残念ながら、行政書士さんが、離婚・相続案件で紛争になってしまっているものにまで介入し(非弁行為。紛争における交渉などは弁護士だけがなしうる業務となっております。)、依頼者に大損させる案件は後を絶ちません。一部の人なのですが、取り締まられることなく、延々とやり続けているのが実情です。

しかも、この事件、最悪なことに、双方代理・利益相反(両方の味方をして、お金を出してくれた依頼者の味方をしなかった)もしています。

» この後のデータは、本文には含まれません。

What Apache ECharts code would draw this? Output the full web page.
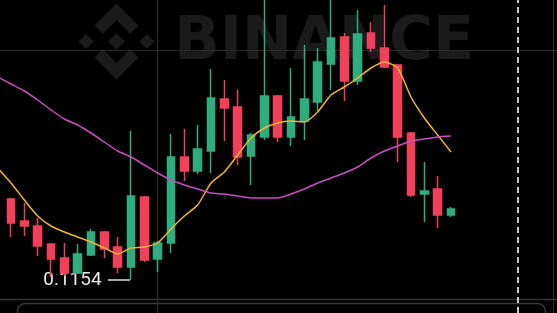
<!DOCTYPE html>
<html><head><meta charset="utf-8">
<script src="https://cdn.jsdelivr.net/npm/echarts@6/dist/echarts.min.js"></script>
<style>html,body{margin:0;padding:0;background:#000;}#c{width:557px;height:313px;}</style>
</head><body><div id="c"></div>
<script>
// 15-minute candle time labels (axis hidden)
const times = ['00:00','00:15','00:30','00:45','01:00','01:15','01:30','01:45','02:00','02:15','02:30','02:45',
  '03:00','03:15','03:30','03:45','04:00','04:15','04:30','04:45','05:00','05:15','05:30','05:45',
  '06:00','06:15','06:30','06:45','07:00','07:15','07:30','07:45','08:00','08:15','08:30','08:45',
  '09:00','09:15','09:30','09:45','10:00','10:15','10:30'];
const opens  = [null,0.11702,0.11658,0.11648,0.11612,0.11584,0.11554,0.11590,0.11636,0.11606,0.11566,0.11706,0.11582,0.11614,0.11786,0.11758,0.11798,0.11902,0.11886,0.11788,0.11826,0.11908,0.11826,0.11858,0.11896,0.11972,0.12026,0.11938,0.12034,0.12004,0.11970,0.11834,0.11712,0.11722,0.11670];
const closes = [null,0.11654,0.11648,0.11608,0.11582,0.11554,0.11592,0.11636,0.11602,0.11566,0.11708,0.11580,0.11614,0.11786,0.11758,0.11802,0.11904,0.11884,0.11786,0.11830,0.11908,0.11826,0.11866,0.11902,0.11976,0.12024,0.11938,0.12032,0.12004,0.11966,0.11826,0.11710,0.11718,0.11670,0.11682];
const lows   = [null,0.11626,0.11628,0.11588,0.11546,0.11548,0.11552,0.11588,0.11584,0.11554,0.11540,0.11576,0.11556,0.11594,0.11738,0.11752,0.11754,0.11818,0.11770,0.11730,0.11820,0.11816,0.11808,0.11820,0.11878,0.11920,0.11898,0.11930,0.11996,0.11964,0.11776,0.11706,0.11656,0.11644,0.11666];
const highs  = [null,0.11704,0.11694,0.11664,0.11614,0.11614,0.11612,0.11642,0.11638,0.11626,0.11838,0.11708,0.11618,0.11832,0.11842,0.11850,0.11962,0.11940,0.11920,0.11834,0.12100,0.11910,0.11964,0.12010,0.12004,0.12100,0.12034,0.12080,0.12056,0.12090,0.11972,0.11836,0.11776,0.11748,0.11686];
const ma7  = [0.11764,0.11734,0.11700,0.11668,0.11648,0.11636,0.11626,0.11616,0.11604,0.11592,0.11604,0.11606,0.11614,0.11642,0.11668,0.11690,0.11734,0.11756,0.11790,0.11824,0.11844,0.11854,0.11858,0.11856,0.11876,0.11910,0.11926,0.11944,0.11964,0.11976,0.11964,0.11906,0.11864,0.11830,0.11796];
const ma25 = [0.11946,0.11932,0.11918,0.11900,0.11880,0.11862,0.11850,0.11834,0.11816,0.11798,0.11786,0.11770,0.11754,0.11740,0.11730,0.11722,0.11714,0.11712,0.11708,0.11704,0.11704,0.11704,0.11712,0.11722,0.11734,0.11744,0.11754,0.11766,0.11784,0.11798,0.11808,0.11818,0.11822,0.11826,0.11828];
const gridPrices = [0.12046, 0.11821, 0.11596];
const gridTimeIdx = 12;
const nowTimeIdx = 39;

const candles = times.map((t, i) => opens[i] == null ? '-' : [opens[i], closes[i], lows[i], highs[i]]);

const UP = '#2EAD7F', DOWN = '#F2405B';
const WM = '#1a1a1a';
function poly(pts, cx, cy, s) {
  return { type: 'polygon', z: 0, silent: true,
    shape: { points: pts.map(p => [cx + p[0] * s, cy + p[1] * s]) },
    style: { fill: WM } };
}
const cx = 116.5, cy = 41.5, s = 38;
const logo = [
  [[0,-0.22],[0.22,0],[0,0.22],[-0.22,0]],
  [[-0.8,-0.2],[-0.6,0],[-0.8,0.2],[-1.0,0]],
  [[0.8,-0.2],[1.0,0],[0.8,0.2],[0.6,0]],
  [[0,-1],[0.58,-0.42],[0.36,-0.2],[0,-0.56],[-0.36,-0.2],[-0.58,-0.42]],
  [[0,1],[0.58,0.42],[0.36,0.2],[0,0.56],[-0.36,0.2],[-0.58,0.42]]
].map(p => poly(p, cx, cy, s));

const chart = echarts.init(document.getElementById('c'), null, { renderer: 'canvas' });
chart.setOption({
  backgroundColor: '#000',
  animation: false,
  grid: { left: -9, right: -7.333, top: 0, bottom: 0, containLabel: false, outerBoundsMode: 'none' },
  xAxis: { type: 'category', data: times, boundaryGap: true, show: false },
  yAxis: { type: 'value', min: 0.11474, max: 0.121, show: false, splitLine: { show: false } },
  graphic: [
    ...logo,
    { type: 'text', z: 0, silent: true, left: 174, top: 13,
      style: { text: 'BINANCE', fill: WM, font: 'bold 60px "DejaVu Sans"' } },
    { type: 'line', z: 1, silent: true, shape: { x1: 0, y1: 299.5, x2: 557, y2: 299.5 },
      style: { stroke: '#333', lineWidth: 1.5 } },
    { type: 'rect', z: 1, silent: true, shape: { x: 17.5, y: 303.5, width: 528, height: 30, r: 8 },
      style: { fill: 'none', stroke: '#3a3a3a', lineWidth: 1.5 } },
    { type: 'line', z: 1, silent: true, shape: { x1: 553.5, y1: 0, x2: 553.5, y2: 313 },
      style: { stroke: '#333', lineWidth: 1 } }
  ],
  series: [
    { name: 'grid', type: 'line', data: [], z: 1, silent: true,
      markLine: { silent: true, symbol: ['none', 'none'], label: { show: false },
        lineStyle: { color: '#2a2a2a', width: 1.2, type: 'solid' },
        data: [
          ...gridPrices.map(v => ({ yAxis: v })),
          { xAxis: times[gridTimeIdx] },
          { xAxis: times[nowTimeIdx], lineStyle: { color: '#c8c8c8', width: 2, type: [6, 4] } }
        ] } },
    { name: 'K', type: 'candlestick', data: candles, z: 5, barWidth: 8, clip: true,
      itemStyle: { color: UP, color0: DOWN, borderColor: UP, borderColor0: DOWN, borderWidth: 1.5 },
      markPoint: { symbol: 'circle', symbolSize: 0.1, itemStyle: { color: 'rgba(0,0,0,0)' },
        data: [{ type: 'min', valueDim: 'lowest' }],
        label: { show: true, position: 'left', distance: 1,
          formatter: p => '{v|' + Number(p.value).toFixed(4) + '} {d|}',
          rich: { v: { color: '#e8e8e8', fontSize: 19, fontFamily: 'Roboto', padding: [0, 3, 0, 0] },
                  d: { width: 22, height: 1.5, backgroundColor: '#e0e0e0' } } } } },
    { name: 'MA7', type: 'line', data: ma7, z: 6, smooth: 0.2, symbol: 'none',
      lineStyle: { color: '#F2B62C', width: 1.5 } },
    { name: 'MA25', type: 'line', data: ma25, z: 6, smooth: 0.2, symbol: 'none',
      lineStyle: { color: '#C94FBF', width: 1.5 } }
  ]
});
</script></body></html>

どんな神経をしているのか、と、珍しく憤慨してしまいます。

以下、弁護士ドットコムニュースから抜粋です。

●子のDNA鑑定めぐるやり取り

確定判決によると事件のあらましは次のようなものだ。福岡県のある夫婦は離婚について話し合い、財産分与や養育費、面会交流などについて取り決めた公正証書を作成した。ところが離婚直前になって、別居していた妻が新たな子を出産。妻がDNA鑑定を嫌がったため、男性は当該行政書士との間で委任契約を結び、報酬27.5万円でDNA鑑定のための諸手続きや、その結果に基づく公正証書の再作成をしてもらうことにした(委任契約①)。

行政書士は妻側に、もし男性の実子と判明すれば1000万円と月30万円の養育費を支払うと提案したが、妻は子どもの父親が男性でないことを告白し、DNA鑑定をしないよう哀願。行政書士は代わりに財産分与などの金額を減らすよう助言し、妻もこれに従ったため、「追い詰めると自殺の可能性もある」などと男性を説得してDNA鑑定をしないという了解を得た。

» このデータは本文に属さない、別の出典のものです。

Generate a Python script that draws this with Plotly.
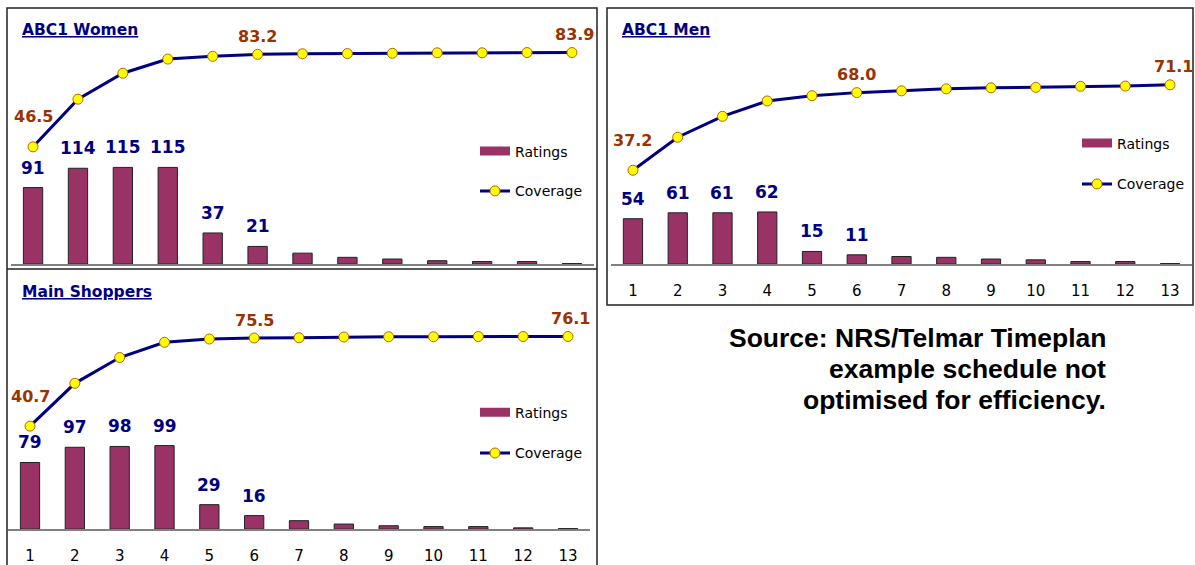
import plotly.graph_objects as go

W, H = 1195, 565

# ---------------- data ----------------
categories = list(range(1, 14))
tick_labels = [str(c) for c in categories]

women_ratings = [91, 114, 115, 115, 37, 21, 13, 8, 6, 4, 3, 3, 0.6]
women_coverage = [46.5, 65.4, 75.7, 81.3, 82.4, 83.2, 83.4, 83.5, 83.6, 83.8, 83.8, 83.9, 83.9]

men_ratings = [54, 61, 61, 62, 15, 11, 9, 8, 6, 5, 3, 3, 0.6]
men_coverage = [37.2, 50.3, 58.6, 64.7, 66.8, 68.0, 68.7, 69.5, 69.9, 70.1, 70.5, 70.6, 71.1]

shoppers_ratings = [79, 97, 98, 99, 29, 16, 10, 6, 4, 3, 3, 1.5, 0.6]
shoppers_coverage = [40.7, 57.6, 67.8, 73.8, 75.1, 75.5, 75.6, 75.9, 76.0, 76.0, 76.1, 76.1, 76.1]

panel_titles = ["ABC1 Women", "ABC1 Men", "Main Shoppers"]
series_names = ["Ratings", "Coverage"]
source_lines = ["Source: NRS/Telmar Timeplan", "example schedule not", "optimised for efficiency."]

rated_labelled = 6                 # first N bars carry a value label
coverage_labelled = [0, 5, 12]     # coverage points carrying a label

# ---------------- styles ----------------
BAR_COLOR = "#993366"
LINE_COLOR = "#000080"
MARKER_COLOR = "#FFFF00"
MARKER_EDGE = "#C06000"
RATING_LABEL_COLOR = "#000080"
COVER_LABEL_COLOR = "#993300"
CHART_FONT = "DejaVu Sans"


def px(x):
    return x / W


def py(y):
    return 1 - y / H


panels = [
    dict(title=panel_titles[0], ratings=women_ratings, coverage=women_coverage,
         xdom=(10.6, 594.4), ydom=(265, 12), ticklabels=False, standoff=12,
         title_xy=(20, 30), leg_x=475, leg_y=(152, 192)),
    dict(title=panel_titles[1], ratings=men_ratings, coverage=men_coverage,
         xdom=(610.6, 1192.4), ydom=(265, 12), ticklabels=True, standoff=12,
         title_xy=(620, 30), leg_x=1077, leg_y=(144, 185)),
    dict(title=panel_titles[2], ratings=shoppers_ratings, coverage=shoppers_coverage,
         xdom=(7.6, 590.4), ydom=(531, 277), ticklabels=True, standoff=12,
         title_xy=(20, 293), leg_x=475, leg_y=(414, 455)),
]

fig = go.Figure()
layout = dict(
    width=W, height=H,
    margin=dict(l=0, r=0, t=0, b=0),
    paper_bgcolor="white", plot_bgcolor="rgba(0,0,0,0)",
    bargap=0.57, showlegend=True,
)
annotations = []
shapes = []

for i, p in enumerate(panels):
    xn = "x" if i == 0 else f"x{i + 1}"
    yb = "y" if i == 0 else f"y{2 * i + 1}"
    yl = f"y{2 * i + 2}"
    xkey = "xaxis" if i == 0 else f"xaxis{i + 1}"
    ybkey = "yaxis" if i == 0 else f"yaxis{2 * i + 1}"
    ylkey = f"yaxis{2 * i + 2}"
    lg_r = "legend" if i == 0 else f"legend{2 * i + 1}"
    lg_c = f"legend{2 * i + 2}"

    # bars
    fig.add_trace(go.Bar(
        x=categories, y=p["ratings"], name=series_names[0], showlegend=False,
        marker=dict(color=BAR_COLOR, line=dict(color="#222222", width=1)),
        xaxis=xn, yaxis=yb, hoverinfo="x+y",
    ))
    # legend swatch for ratings
    fig.add_trace(go.Scatter(
        x=[None], y=[None], mode="lines", name=series_names[0],
        line=dict(color=BAR_COLOR, width=9), legend=lg_r, xaxis=xn, yaxis=yb,
    ))
    # coverage line
    fig.add_trace(go.Scatter(
        x=categories, y=p["coverage"], mode="lines+markers", name=series_names[1],
        line=dict(color=LINE_COLOR, width=3),
        marker=dict(color=MARKER_COLOR, size=10, line=dict(color=MARKER_EDGE, width=1)),
        legend=lg_c, xaxis=xn, yaxis=yl, cliponaxis=False,
    ))

    layout[xkey] = dict(
        domain=[px(p["xdom"][0]), px(p["xdom"][1])], range=[0.5, 13.5],
        anchor=yb, tickmode="array", tickvals=categories, ticktext=tick_labels,
        showticklabels=p["ticklabels"], ticks="", ticklabelstandoff=p["standoff"],
        showline=True, linecolor="#808080", linewidth=1.5,
        showgrid=False, zeroline=False,
        tickfont=dict(family=CHART_FONT, size=15, color="black"),
    )
    layout[ybkey] = dict(domain=[py(p["ydom"][0]), py(p["ydom"][1])], range=[0, 300],
                         anchor=xn, visible=False)
    layout[ylkey] = dict(range=[0, 100], overlaying=yb, anchor=xn, visible=False)

    legfont = dict(family=CHART_FONT, size=14, color="black")
    layout[lg_r] = dict(x=px(p["leg_x"]), xanchor="left", y=py(p["leg_y"][0]), yanchor="middle",
                        bgcolor="rgba(0,0,0,0)", borderwidth=0, font=legfont)
    layout[lg_c] = dict(x=px(p["leg_x"]), xanchor="left", y=py(p["leg_y"][1]), yanchor="middle",
                        bgcolor="rgba(0,0,0,0)", borderwidth=0, font=legfont)

    # rating value labels
    for k in range(rated_labelled):
        annotations.append(dict(
            x=categories[k], y=p["ratings"][k], xref=xn, yref=yb,
            text=f"{p['ratings'][k]:.0f}", showarrow=False, yanchor="middle", yshift=20,
            font=dict(family=CHART_FONT, size=17, color=RATING_LABEL_COLOR, weight="bold"),
        ))
    # coverage value labels
    for k in coverage_labelled:
        annotations.append(dict(
            x=categories[k], y=p["coverage"][k], xref=xn, yref=yl,
            text=f"{p['coverage'][k]:.1f}", showarrow=False, yanchor="middle",
            yshift=30 if k == 0 else 18, xshift=3 if k == len(categories) - 1 else 0,
            font=dict(family=CHART_FONT, size=16, color=COVER_LABEL_COLOR, weight="bold"),
        ))
    # panel title
    annotations.append(dict(
        x=px(p["title_xy"][0]), y=py(p["title_xy"][1]), xref="paper", yref="paper",
        xanchor="left", yanchor="middle", showarrow=False, text=f"<u>{p['title']}</u>",
        font=dict(family=CHART_FONT, size=15.5, color="#000080", weight="bold"),
    ))

# panel frames
frame = dict(type="rect", xref="paper", yref="paper", line=dict(color="#222222", width=1.5),
             fillcolor="rgba(0,0,0,0)", layer="above")
shapes.append(dict(frame, x0=px(7), x1=px(597), y0=py(575), y1=py(8)))
shapes.append(dict(type="line", xref="paper", yref="paper", x0=px(7), x1=px(597),
                   y0=py(270), y1=py(270), line=dict(color="#222222", width=1.5), layer="above"))
shapes.append(dict(frame, x0=px(607), x1=px(1193), y0=py(306), y1=py(8)))

# source note
for j, (line, yy) in enumerate(zip(source_lines, [339, 370, 401])):
    annotations.append(dict(
        x=px(1108), y=py(yy), xref="paper", yref="paper", xanchor="right", yanchor="middle",
        showarrow=False, text=line, align="right",
        font=dict(family="Liberation Sans", size=26.5, color="black", weight="bold"),
    ))

layout["annotations"] = annotations
layout["shapes"] = shapes
fig.update_layout(**layout)

fig.write_html(
    "out.html",
    config={"displayModeBar": False},
    post_script="document.body.style.margin='0';document.body.style.overflow='hidden';",
)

その後、夫婦は元の公正証書を合意解除し、この行政書士の下で新しい公正証書を作成した。総額は減ったものの、形式上は非実子にも養育費を支払うという内容に男性が不満を漏らしたこともあったが、最終的には「そのままのほうが良い」という行政書士の助言が受け入れられたという。この間、男性は離婚給付契約締結の成功報酬として20万円を支払っている。

●面会交流に向けた助言

新しい公正証書には行政書士の提案で面会交流を1年間猶予し、その後に中立的で公平な第三者の立ち合いの下で協議するという内容が盛り込まれた。男性はこれに基づき1年後、実子との面会交流のため行政書士に相談した。

これを受けて行政書士は妻とも面談。子どもの心情を聞きとってほしいとの意向を聞き取り、男性に報告した。男性は行政書士との間で、実子との面談や面会交流の実現に向けた助言などを行うことについて、報酬15万円で委任契約を結んだ(委任契約②)。

しかし、面会交流は実現せず、男性は調停申立てのため弁護士に依頼した。

●提訴と判決

男性は行政書士を相手取り提訴。委任契約①と②は弁護士法72条に抵触し公序良俗違反で無効だとして支払った62.5万円の返還と、DNA鑑定をしないよう助言されたことで出生を知ってから1年という期限が過ぎ、非実子についての嫡出否認調停ができなくなったとして損害賠償300万円を請求した。

判決は、DNA鑑定についての委任契約①について、子のDNA鑑定をめぐって夫婦間で対立があったことなどから、締結時点で子の嫡出性や離婚に伴う養育費などについて「法的紛議が生じる可能性がほぼ不可避であるような基礎的な事情が存在していた」と指摘。さらにDNA鑑定の実施などについて、妻側との交渉が当然に予想されており、実際に様々な提案をしていることから、弁護士法72条違反と認定した。

面会交流についての委任契約②についても、公正証書で1年後の協議を盛り込んだ時点で、面会交流をめぐって意見の対立が生じる可能性が残っていたことは明らかであり、実際にも対立があったと指摘。元妻側との交渉が当然に予想されていたことから、同様に弁護士法72条違反と認定した。

結果として、委任契約①、②については公序良俗違反で無効として62.5万円の返還が認められた。一方、実子でないことを争う機会を失った点については、行政書士がDNA鑑定を思いとどまらせたことなどは、男性の正当な判断の妨げになるものではなかったなどとして損害賠償を認めなかった。行政書士は控訴したが途中で控訴を取り下げ、判決が確定した。

男性側代理人で非弁問題にくわしい向原栄大朗弁護士は、弁護士以外の士業は裁判所を介した手続きを原則として取れないとした上で、「本件では弁護士が初期から関与していれば、法的に解決できた可能性が高い」と指摘する。

判決が行政書士を「非弁認定」したことについては、「これまで当事者の意思を『代書』しただけと弁解されると追及が困難だったが、その背景にある『交渉』などに踏み込んだ内容」と評価。「非弁取り締まりの実践に影響を与え、困っている人の法的救済につながる」と高く評価した。